Quzar wrote: How exactly did these benchmark results inform coders for the PSP?
Oh, that's simple. The difference was so huge that if you were using the bad method it was taking more than one VBL to blit the screen so your application is totally screwed up. So in the pspsdk there is a sample code with the various technics & results (http://svn.ps2dev.org/filedetails.php?r ... lit/blit.c)

And ok, let's talk of dynamic image generation such as an emulator virtual framebuffer, it requires some time (the core emulation) to generate the virtual framebuffer. Then you have to display it. So if only final rendering takes most of the time, you're not gonna have a nice emulation, isn't it ?
But if the target rendering takes only a few cycles you've got a lot to do something else...
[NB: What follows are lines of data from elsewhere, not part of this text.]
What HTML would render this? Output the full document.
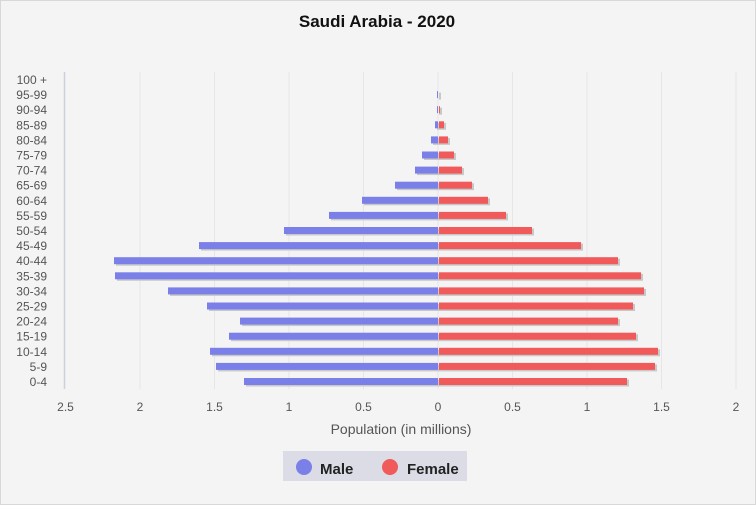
<!DOCTYPE html>
<html><head><meta charset="utf-8"><style>
html,body{margin:0;padding:0;background:#f4f4f4;}
svg{display:block;font-family:"Liberation Sans",sans-serif;}
</style></head><body>
<svg id="c" width="756" height="505" xmlns="http://www.w3.org/2000/svg">
<rect x="0.5" y="0.5" width="755" height="504" fill="#f4f4f4" stroke="#d8d8d8"/>
<text x="377" y="27" text-anchor="middle" font-size="17" font-weight="bold" fill="#111">Saudi Arabia - 2020</text>
<g id="grid"></g>
<line x1="64.5" y1="72" x2="64.5" y2="389" stroke="#ccd0dd" stroke-width="1.5"/>
<g id="bars"></g>
<g id="lab" font-size="12" fill="#555"></g>
<text x="401" y="434" text-anchor="middle" font-size="14" fill="#555">Population (in millions)</text>
<rect x="283" y="451" width="184" height="30" fill="#dcdce6"/>
<circle cx="304" cy="467" r="8" fill="#7b7fe8"/>
<text x="320" y="474" font-size="15" font-weight="bold" fill="#222">Male</text>
<circle cx="390" cy="467" r="8" fill="#f05a5a"/>
<text x="407" y="474" font-size="15" font-weight="bold" fill="#222">Female</text>
</svg>
<script>
var ns="http://www.w3.org/2000/svg";
function el(p,t,a,txt){var e=document.createElementNS(ns,t);for(var k in a)e.setAttribute(k,a[k]);if(txt!=null)e.textContent=txt;document.getElementById(p).appendChild(e);}
var ages=["100 +","95-99","90-94","85-89","80-84","75-79","70-74","65-69","60-64","55-59","50-54","45-49","40-44","35-39","30-34","25-29","20-24","15-19","10-14","5-9","0-4"];
var ml=[438,437,437,435,431,422,415,395,362,329,284,199,114,115,168,207,240,229,210,216,244];
var fr=[438,439,440,444,448,454,462,472,488,506,532,581,618,641,644,633,618,636,658,655,627];
var z=438,u=149;
var ticks=[[-2.5,"2.5"],[-2,"2"],[-1.5,"1.5"],[-1,"1"],[-0.5,"0.5"],[0,"0"],[0.5,"0.5"],[1,"1"],[1.5,"1.5"],[2,"2"]];
ticks.forEach(function(t){var x=z+t[0]*u;
 if(t[0]!==-2.5)el("grid","line",{x1:x,y1:72,x2:x,y2:389,stroke:"#e6e6e6","stroke-width":1});
 el("lab","text",{x:x,y:411,"text-anchor":"middle"},t[1]);});
for(var i=0;i<21;i++){var y=80+i*15.1;
 el("lab","text",{x:47,y:y+4,"text-anchor":"end"},ages[i]);
 if(ml[i]<z){el("bars","rect",{x:ml[i]+2,y:y-2.5,width:z-ml[i],height:7,fill:"#c8c8c8"});
  el("bars","rect",{x:ml[i],y:y-4,width:z-ml[i],height:7,fill:"#7b7fe8"});}
 if(fr[i]>z){el("bars","rect",{x:z+2,y:y-2.5,width:fr[i]-z,height:7,fill:"#c8c8c8"});
  el("bars","rect",{x:z+1,y:y-4,width:fr[i]-z-1,height:7,fill:"#f05a5a"});}
}
</script>
</body></html>
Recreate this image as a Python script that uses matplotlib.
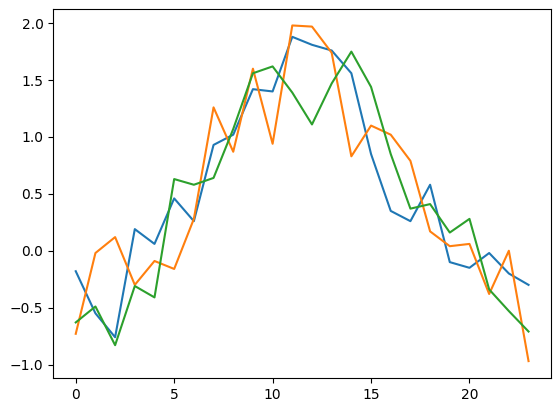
import numpy as np
import matplotlib.pyplot as plt

x = np.arange(24)
blue = [-0.18, -0.55, -0.76, 0.19, 0.06, 0.46, 0.26, 0.93, 1.02, 1.42, 1.40, 1.88,
        1.81, 1.76, 1.56, 0.85, 0.35, 0.26, 0.58, -0.10, -0.15, -0.02, -0.20, -0.30]
orange = [-0.73, -0.02, 0.12, -0.30, -0.09, -0.16, 0.28, 1.26, 0.87, 1.60, 0.94, 1.98,
          1.97, 1.74, 0.83, 1.10, 1.02, 0.79, 0.17, 0.04, 0.06, -0.38, 0.00, -0.97]
green = [-0.63, -0.49, -0.83, -0.31, -0.41, 0.63, 0.58, 0.64, 1.07, 1.56, 1.62, 1.39,
         1.11, 1.47, 1.75, 1.44, 0.85, 0.37, 0.41, 0.16, 0.28, -0.34, -0.53, -0.71]

fig, ax = plt.subplots(figsize=(5.59, 4.13), dpi=100)
fig.subplots_adjust(left=0.095, right=0.986, top=0.979, bottom=0.085)
ax.plot(x, blue)
ax.plot(x, orange)
ax.plot(x, green)
fig.savefig('out.png')
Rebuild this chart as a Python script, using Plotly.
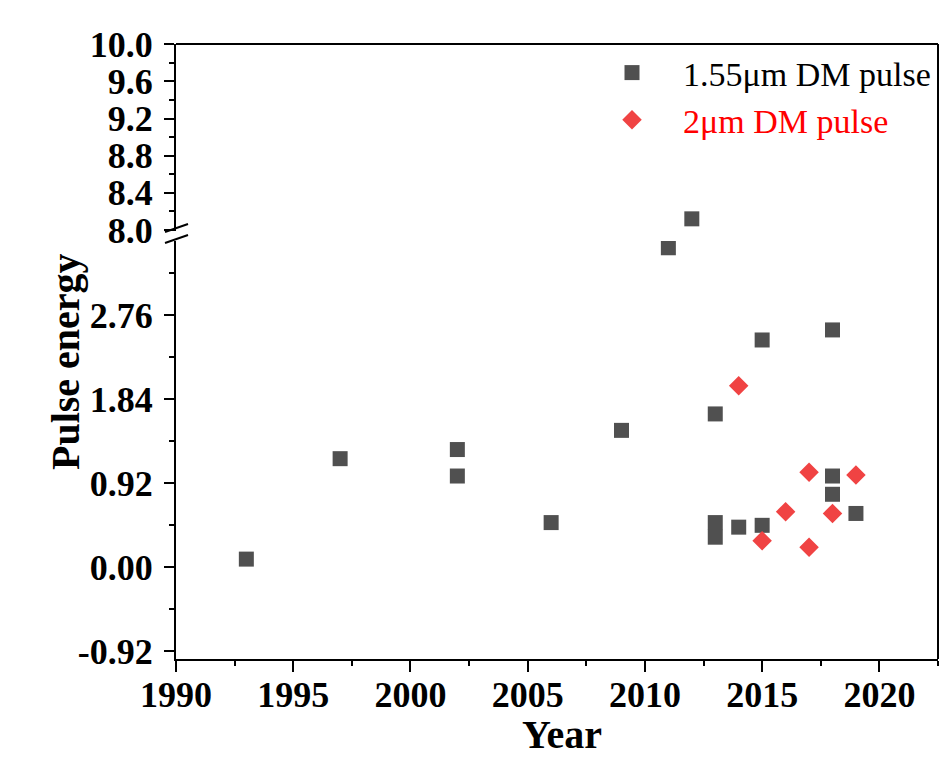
import numpy as np
import plotly.graph_objects as go

# ---- data ----
sq_years = [1993, 1997, 2002, 2002, 2006, 2009, 2011, 2012, 2013, 2013, 2013, 2014, 2015, 2015, 2018, 2018, 2018, 2019]
sq_vals = [0.09, 1.19, 1.29, 1.00, 0.49, 1.50, 3.50, 8.12, 1.68, 0.49, 0.33, 0.44, 0.46, 2.49, 2.60, 1.00, 0.80, 0.59]
dm_years = [2014, 2015, 2016, 2017, 2017, 2018, 2019]
dm_vals = [1.99, 0.29, 0.61, 1.04, 0.22, 0.59, 1.01]
sq_name = "1.55μm DM pulse"
dm_name = "2μm DM pulse"
break_value = 5.0

lower_ticks = [-0.92, 0.0, 0.92, 1.84, 2.76]
lower_labels = ["-0.92", "0.00", "0.92", "1.84", "2.76"]
lower_minor = [-0.46, 0.46, 1.38, 2.30, 3.22]
upper_ticks = [8.0, 8.4, 8.8, 9.2, 9.6, 10.0]
upper_labels = ["8.0", "8.4", "8.8", "9.2", "9.6", "10.0"]
upper_minor = [8.2, 8.6, 9.0, 9.4, 9.8]

FONT = "Liberation Serif"
SQ_COLOR = "#505050"
DM_COLOR = "#F04343"

sx, sy = np.array(sq_years), np.array(sq_vals)
dx, dy = np.array(dm_years), np.array(dm_vals)

fig = go.Figure()
m = sy < break_value
m2 = dy < break_value
fig.add_trace(go.Scatter(x=sx[m], y=sy[m], mode="markers", name=sq_name, legendgroup="sq",
                         marker=dict(symbol="square", size=15, color=SQ_COLOR), xaxis="x", yaxis="y"))
fig.add_trace(go.Scatter(x=dx[m2], y=dy[m2], mode="markers",
                         name="<span style='color:#FF0000'>" + dm_name + "</span>", legendgroup="dm",
                         marker=dict(symbol="diamond", size=15, color=DM_COLOR), xaxis="x", yaxis="y"))
fig.add_trace(go.Scatter(x=sx[~m], y=sy[~m], mode="markers", name=sq_name, legendgroup="sq", showlegend=False,
                         marker=dict(symbol="square", size=15, color=SQ_COLOR), xaxis="x", yaxis="y2"))
fig.add_trace(go.Scatter(x=dx[~m2], y=dy[~m2], mode="markers", name=dm_name, legendgroup="dm", showlegend=False,
                         marker=dict(symbol="diamond", size=15, color=DM_COLOR), xaxis="x", yaxis="y2"))

# page has an 8px body margin; work in page pixel coordinates and subtract it
OFF = 8
FW, FH = 931, 764
L, R, T, B = 176 - OFF, 938 - OFF, 44 - OFF, 659 - OFF
W, H = R - L, B - T


def px(x):
    return (x - OFF - L) / W


def py(y):
    return (B - (y - OFF)) / H


tickfont = dict(family=FONT, size=36, color="black")
axis_common = dict(showline=True, linecolor="black", linewidth=2, ticks="outside", tickcolor="black",
                   tickwidth=2, showgrid=False, zeroline=False, tickfont=tickfont)
minor_common = dict(ticklen=5, tickwidth=2, tickcolor="black", ticks="outside")

fig.update_layout(
    width=FW, height=FH, autosize=False,
    margin=dict(l=L, r=FW - R, t=T, b=FH - B),
    paper_bgcolor="white", plot_bgcolor="white",
    font=dict(family=FONT, color="black"),
    xaxis=dict(range=[1990, 2022.5], tickmode="linear", tick0=1990, dtick=5, ticklen=11,
               tickprefix="<b>", ticksuffix="</b>", ticklabelstandoff=-8,
               minor=dict(dtick=2.5, tick0=1990, **minor_common),
               anchor="y", **axis_common),
    yaxis=dict(domain=[0, py(241)], range=[-1.004, 3.574], tickmode="array",
               tickvals=lower_ticks, ticktext=["<b>" + t + "</b>" for t in lower_labels],
               ticklen=10, ticklabelstandoff=4,
               minor=dict(tickmode="array", tickvals=lower_minor, **minor_common),
               anchor="x", **axis_common),
    yaxis2=dict(domain=[py(231), 1], range=[7.989, 10.003], tickmode="array",
                tickvals=upper_ticks, ticktext=["<b>" + t + "</b>" for t in upper_labels],
                ticklen=10, ticklabelstandoff=4,
                minor=dict(tickmode="array", tickvals=upper_minor, **minor_common),
                anchor="x", **axis_common),
    legend=dict(x=px(581), y=1.0, xanchor="left", yanchor="top", bgcolor="rgba(0,0,0,0)",
                itemwidth=92, font=dict(family=FONT, size=34, color="black"), tracegroupgap=0),
    showlegend=True,
)

fig.add_annotation(text="<b>Pulse energy</b>", xref="paper", yref="paper", x=px(65), y=py(362),
                   textangle=-90, showarrow=False, font=dict(family=FONT, size=40, color="black"),
                   xanchor="center", yanchor="middle")
fig.add_annotation(text="<b>Year</b>", xref="paper", yref="paper", x=px(562), y=py(734),
                   showarrow=False, font=dict(family=FONT, size=40, color="black"),
                   xanchor="center", yanchor="middle")

line = dict(color="black", width=2)
shapes = [
    dict(type="line", xref="paper", yref="paper", x0=0, x1=1, y0=1, y1=1, line=line),
    dict(type="line", xref="paper", yref="paper", x0=1, x1=1, y0=0, y1=1, line=line),
    dict(type="line", xref="paper", yref="paper", x0=px(165), y0=py(232), x1=px(188), y1=py(224), line=line),
    dict(type="line", xref="paper", yref="paper", x0=px(165), y0=py(243), x1=px(188), y1=py(235), line=line),
]
fig.update_layout(shapes=shapes)

fig.write_html("out.html")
Then, you're right, in the case of a dynamic buffer, all methods are not applicable. For example, PSP swizzled textures need some cpu/time to be computed (pixels reorder) so swizzling is only useful for static textures. But the fact to optimize the texture cache is always a good idea, static textures or not.

And to finish... it's nice to have a cool 3D object moving on the screen but that's better with a nice background behind :)
And ok, a 640x480 texture is a particular example, but if you're designing an interface for example with buttons & stuff... stretching a texture may not be so nice looking.

So to conclude... I'll write some benchs asap :) (as soon as I find how to use SQ)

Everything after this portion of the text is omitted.